Here’s Looking at me!

Here’s Looking at Me

Morgan will lead us through the looking glass of Sofonisba’s portraits, however, here are my thoughts and questions for you to ponder.

1. My research is all about the “absent presence” in works of art. Mary Garrard posits an interesting theory about Sofonisba Anguissola’s double portrait of Bernardo Campi painting Sofonisba. What aspect of Sofonisba is not present in this work of art?
2. Campi may be considered in a conventional way as Pygmalion in this work of art, or conversely as pseudo-Pygmalion. Discuss both of these readings and why you find one more compelling than the other.
3. Comment on the issue of audience in Sofonisba’s works and why that is such a critical factor in Garrard’s thesis.
4. What was the reigning paradigm for women artists during the Renaissance? In what ways does Sofonisba subvert this paradigm?
5. Why did Sofonisba add the word “virgo” to her self-portraits? In what other ways did she underscore her lack of identification with typical feminine qualities?
6. What did the presence of the virginal connote in the self-portraits of the artist? With whom did she wish to be symbolically linked?
7. How did the element of gender alter the chess game in the Renaissance? What does the inner dynamic of Sofonisba’s chess game reveal?
8. Garrard claims that Sofonisba’s work, with its focus on family life, kinship networks, private history, etc., questions the patriarchalism from which they depart. Do you agree?


4 responses

  1. 4–The woman artist was seen as a “marvel,” or some sort of exception to the rule of male “genuis.”

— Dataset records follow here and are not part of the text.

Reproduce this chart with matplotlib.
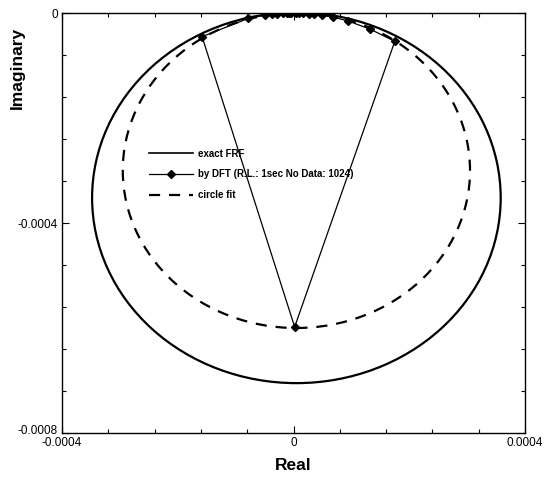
import matplotlib
matplotlib.use("Agg")
import matplotlib.pyplot as plt
from matplotlib.lines import Line2D
from matplotlib.patches import Circle
from matplotlib.ticker import MultipleLocator
from matplotlib.transforms import ScaledTranslation

plt.rcParams["font.family"] = ["Liberation Sans", "DejaVu Sans"]

# exact FRF and circle fit, read as circles (centre x, centre y, radius)
exact_centre = (0.000005, -0.000352)
exact_radius = 0.000353
fit_centre = (0.000005, -0.000300)
fit_radius = 0.000300

# DFT points (1 s record, 1024 samples), in order along the record
dft_real = [-0.0000035, -0.000007, -0.000012, -0.000019, -0.000028, -0.000038,
            -0.000050, -0.000078, -0.000158,
            0.000002,
            0.000175, 0.000133, 0.000095, 0.000069, 0.000050, 0.000036,
            0.000026, 0.000017, 0.000010, 0.000005]
dft_imag = [0.0, -0.0000001, -0.0000002, -0.0000006, -0.0000013, -0.0000024,
            -0.0000042, -0.0000103, -0.0000450,
            -0.000598,
            -0.0000540, -0.0000311, -0.0000154, -0.0000080, -0.0000042, -0.0000022,
            -0.0000011, -0.0000005, -0.0000002, 0.0]

legend_labels = ["exact FRF", "by DFT (R.L.: 1sec No Data: 1024)", "circle fit"]

fig = plt.figure(figsize=(5.49, 4.84), dpi=100)
ax = fig.add_axes([62 / 549, 1 - 433 / 484, 463 / 549, 420 / 484])

ax.add_patch(Circle(exact_centre, exact_radius, fill=False, color="black", lw=1.6))
ax.add_patch(Circle(fit_centre, fit_radius, fill=False, color="black", lw=1.6,
                    linestyle=(0, (5, 4))))
ax.plot(dft_real, dft_imag, color="black", lw=0.9, marker="D", ms=4.5,
        mfc="black", mec="black")

ax.set_xlim(-0.0004, 0.0004)
ax.set_ylim(-0.0008, 0.0)
ax.set_xticks([-0.0004, 0, 0.0004])
ax.set_xticklabels(["-0.0004", "0", "0.0004"])
ax.set_yticks([-0.0008, -0.0004, 0])
ax.set_yticklabels(["-0.0008", "-0.0004", "0"])
ax.xaxis.set_minor_locator(MultipleLocator(0.00008))
ax.yaxis.set_minor_locator(MultipleLocator(0.00008))
ax.tick_params(which="both", direction="in", top=True, right=True,
               labelsize=8.5, width=0.8, pad=3)
ax.tick_params(which="major", length=5)
ax.tick_params(which="minor", length=3)
for s in ax.spines.values():
    s.set_linewidth(1.0)

# lift the bottom y label a little so it sits clear of the x label below it
lbl = ax.get_yticklabels()[0]
lbl.set_transform(lbl.get_transform() + ScaledTranslation(0, 4 / 100, fig.dpi_scale_trans))

ax.set_xlabel("Real", fontsize=12.5, fontweight="bold")
ax.xaxis.set_label_coords(0.5, -0.06)
ax.set_ylabel("Imaginary", fontsize=12.5, fontweight="bold")
ax.yaxis.set_label_coords(-0.08, 0.87)

handles = [
    Line2D([], [], color="black", lw=1.2),
    Line2D([], [], color="black", lw=0.9, marker="D", ms=4.5),
    Line2D([], [], color="black", lw=1.6, linestyle=(0, (5, 4))),
]
ax.legend(handles, legend_labels, loc="upper left",
          bbox_to_anchor=((140 - 62) / 463, (433 - 140) / 420),
          frameon=False, prop={"size": 7, "weight": "bold"},
          handlelength=4.5, handletextpad=0.6, labelspacing=1.1)

fig.savefig("out.png", dpi=100)
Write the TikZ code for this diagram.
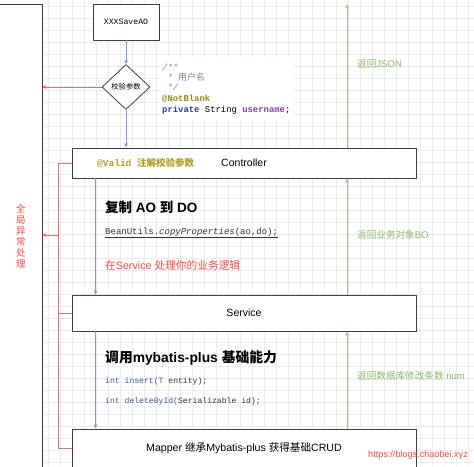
\documentclass[tikz,border=0pt]{standalone}
\usepackage{fontspec}
\setmainfont{Liberation Sans}
\setmonofont{Liberation Mono}
\newfontfamily\cjk{Noto Sans CJK SC}
\usetikzlibrary{shapes.geometric,arrows.meta}
\definecolor{gridc}{HTML}{EBEBEB}
\definecolor{boxc}{HTML}{404040}
\definecolor{bluec}{HTML}{7C9CD0}
\definecolor{greenc}{HTML}{9CC486}
\definecolor{greent}{HTML}{88BB66}
\definecolor{redl}{HTML}{E07070}
\definecolor{redt}{HTML}{F04A4A}
\definecolor{goldc}{HTML}{B39F22}
\definecolor{olivec}{HTML}{9A8A10}
\definecolor{navyc}{HTML}{2A3FA0}
\definecolor{purpc}{HTML}{8A3FA0}
\definecolor{commc}{HTML}{808080}
\definecolor{codeb}{HTML}{3A5A9A}
\definecolor{codet}{HTML}{333333}
\tikzset{
  box/.style={draw=boxc, fill=white, line width=0.8pt, inner sep=0pt},
  txt/.style={inner sep=0pt, anchor=west},
  barrow/.style={draw=bluec, line width=0.8pt, -{Stealth[length=4.5pt,width=4pt]}},
  garrow/.style={draw=greenc, line width=0.8pt, -{Stealth[length=4.5pt,width=4pt]}},
  rline/.style={draw=redl, line width=0.7pt},
  rarrow/.style={draw=redl, line width=0.7pt, -{Stealth[length=4.5pt,width=4pt]}},
}
\begin{document}
\begin{tikzpicture}[x=1pt,y=-1pt]
\useasboundingbox (0,0) rectangle (474,466);
\clip (0,0) rectangle (474,466);
\fill[white] (0,0) rectangle (474,466);
% grid
\foreach \gx in {48,60,...,474} \draw[gridc, line width=0.5pt] (\gx,0) -- (\gx,466);
\foreach \gy in {6,18,...,466} \draw[gridc, line width=0.5pt] (42,\gy) -- (474,\gy);
% white code background
\fill[white] (160,57) rectangle (294,120);
% left frame
\draw[boxc, line width=0.8pt] (-2,4) -- (42,4) -- (42,470);
\coordinate (fr) at (42,0);
% boxes
\node[box, minimum width=66pt, minimum height=36pt] (ao) at (126,22) {\ttfamily\fontsize{8.2}{10}\selectfont XXXSaveAO};
\node[box, diamond, minimum width=48pt, minimum height=45pt] (chk) at (126,87) {\cjk\fontsize{7.3}{9}\selectfont 校验参数};
\node[box, minimum width=344pt, minimum height=30pt] (ctrl) at (244,163) {\fontsize{10.5}{12}\selectfont Controller};
\node[box, minimum width=344pt, minimum height=36pt] (svc) at (244,313) {\fontsize{10.5}{12}\selectfont Service};
\node[box, minimum width=344pt, minimum height=38pt] (map) at (244,448) {\fontsize{10.6}{12}\selectfont Mapper {\cjk 继承}Mybatis-plus {\cjk 获得基础}CRUD};
\node[txt, text=goldc] (valid) at (97,163) {\fontsize{9.5}{11}\selectfont{\ttfamily\bfseries @Valid }{\cjk\bfseries 注解校验参数}};
% code block
\node[txt, text=commc] (c1) at (162,67) {\fontsize{8.9}{10}\selectfont\ttfamily\itshape /**};
\node[txt, text=commc] (c2) at (162,77.5) {\fontsize{8.9}{10}\selectfont\ttfamily\itshape ~* {\cjk 用户名}};
\node[txt, text=commc] (c3) at (162,87.5) {\fontsize{8.9}{10}\selectfont\ttfamily\itshape ~*/};
\node[txt, text=olivec] (c4) at (162,98.5) {\fontsize{8.9}{10}\selectfont\ttfamily\bfseries @NotBlank};
\node[txt] (c5) at (162,110) {\fontsize{8.9}{10}\selectfont\ttfamily{\bfseries\color{navyc}private} String {\bfseries\color{purpc}username};};
% arrows blue
\draw[barrow] (ao) -- (chk);
\draw[barrow] (chk.south) -- (chk.south |- ctrl.north);
\coordinate (cx) at (95.5,0);
\draw[barrow] (ctrl.south -| cx) -- (svc.north -| cx);
\draw[barrow] (svc.south -| cx) -- (map.north -| cx);
% arrows green
\coordinate (gx) at (347,4);
\draw[garrow] (ctrl.north -| gx) -- (gx);
\draw[garrow] (svc.north -| gx) -- (ctrl.south -| gx);
\draw[garrow] (map.north -| gx) -- (svc.south -| gx);
% red
\draw[rarrow] (chk.west) -- (chk.west -| fr);
\coordinate (rx) at (58,235);
\draw[rline] (ctrl.west) -- (ctrl.west -| rx) -- (map.west -| rx) -- (map.west);
\draw[rline] (svc.west) -- (svc.west -| rx);
\draw[rarrow] (rx) -- (rx -| fr);
\node[inner sep=0pt, text=redt, align=center, font=\cjk\fontsize{9.5}{11}\selectfont] (gl) at (21,236) {全\\局\\异\\常\\处\\理};
% green labels
\node[txt, text=greent] (l1) at (357,64) {\fontsize{9.6}{11}\selectfont{\cjk 返回}JSON};
\node[txt, text=greent] (l2) at (357,235) {\fontsize{9.6}{11}\selectfont{\cjk 返回业务对象}BO};
\node[txt, text=greent] (l3) at (357,376) {\fontsize{9.6}{11}\selectfont{\cjk 返回数据库修改条数} num};
% middle texts
\node[txt] (h1) at (105,207) {\fontsize{13.5}{15}\selectfont\bfseries{\cjk 复制} AO {\cjk 到} DO};
\node[txt, text=codet] (bu) at (105,233) {\fontsize{9}{10}\selectfont\ttfamily\underline{BeanUtils.\textit{copyProperties}(ao,do);}};
\node[txt, text=redt] (h2) at (105,265) {\fontsize{10.7}{12}\selectfont{\cjk 在}Service {\cjk 处理你的业务逻辑}};
\node[txt] (h3) at (105,358) {\fontsize{13.8}{15}\selectfont\bfseries{\cjk 调用}mybatis-plus {\cjk 基础能力}};
\node[txt, text=codet] (i1) at (105,381) {\fontsize{8.1}{10}\selectfont\ttfamily{\color{codeb}int insert(T} entity);};
\node[txt, text=codet] (i2) at (105,401) {\fontsize{8.1}{10}\selectfont\ttfamily{\color{codeb}int deleteById(}Serializable id);};
% watermark
\node[txt, text=redt] (wm) at (368,455) {\fontsize{9.1}{10}\selectfont https://blogs.chaobei.xyz};
\end{tikzpicture}
\end{document}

    I’m drawn to the idea of a “Chimera of Beauty” that characterized (and continues to characterize) the imaged women. Espeically, how it can be applied within a sense of the “Killing us Softly” documentary series.

  2. 1.) In the double portrait Bernardino Campi Painting Sonfonisba Anguissola, Anguissola is role playing and manipulating space. She implies an insertion of herself as the artist rather than delivering that literally, by positioning herself in the space behind the viewer. Her presence is suggested by both her portrait gaze and that of the appropriated image of Campi, according to Garrard.

    2.) Garrard poses two sides of a coin in terms of Anguissola’s inclusion of Campi:
    1. She plays to the stereotype of women being timid and leaning on this portrait as validation of her skills and status. Campi would be using Anguissola to stroke his ego, her being his “star pupil”, a testament to his “genius.”
    [Pygmalion reference to his supposed admiration of her, though I’d be given to call it guised narcissism)

    2. Anguissola takes shots at her former instructor, subtlely reducing him to a mere copycat by having him hold a mahlstick, and by painting him painting her (whereas in reality she is in charge of her representation, and her narrative suggests that she has surpassed him–I wonder if Campi was given credit for paintings she produced, or how long she clung to his style/his teaching-training…)
    I find the argument that Campi serves as a pseudo-Pygmalion more compelling, of course! Anguissola was more certainly clever enough to undermine Campi’s repute and assertively promote herself at the same time…The power dynamic is interesting: Who is the master puppeteer? Anguissola pulls the strings here through narrative and specific details (mahlstick=weakness &timidity; Campi’s fabricated activity of painting Anguissola who is painting herself twice…)

  3. I was intrigued by Garrard’s presentation of the women artist’s problem, having to navigate and negotiate in a world where women were passive receptacles of male creativity, art linked to ideal beauty, everything related to the art field being sexualized…Subverting the paradigm meant generating a safe space between ‘only a woman’ and ‘not a woman’, using “coded self-expression disguised as proper femininity.”

    Anguissola and other women artists referred to themselves with words of multiple meanings, such as virgo. Virgo connoted that exceptional, othering uber chaste status, but also independence and self-possession, dignity, power, justice. Anguissola distanced herself from feminine trope of vanity and excess decoration. I find it ironic that she choose the courtier’s ideal male representation, black with lace collars, and became recognized for her nobility and intellectual pursuits. Also, interesting juxtaposition that virgo is associated with both Athena and the fertililty goddess complex, Astraea-Ester-Ishtar-Isis-Venus, the epitome of femininity.

  4. Garrard proposes such an interesting idea that Campi’s presence in the work is simultaneously diminishing her and giving her greater signifcance with his validation. This fine line of men uplifting and down-playing women is definitely an interesting trend in this course.
    I also love the idea that she was sneaky enough to criticize Campi so publicly. I truly believe that women controlled everything throughout history in a behind-the-scenes way. But seeing as history was recorded by men, we don’t have any real evidence of this.
    What is bothersome to me about this is that when male artists are pupils of another male artist, things like this are never even analyzed. Maybe it’s because I am working on my midterm, but this whole proposition is so gendered to me that it makes me not want to read the article. Male artists and female artists are still so separate because art historians speak about them differently.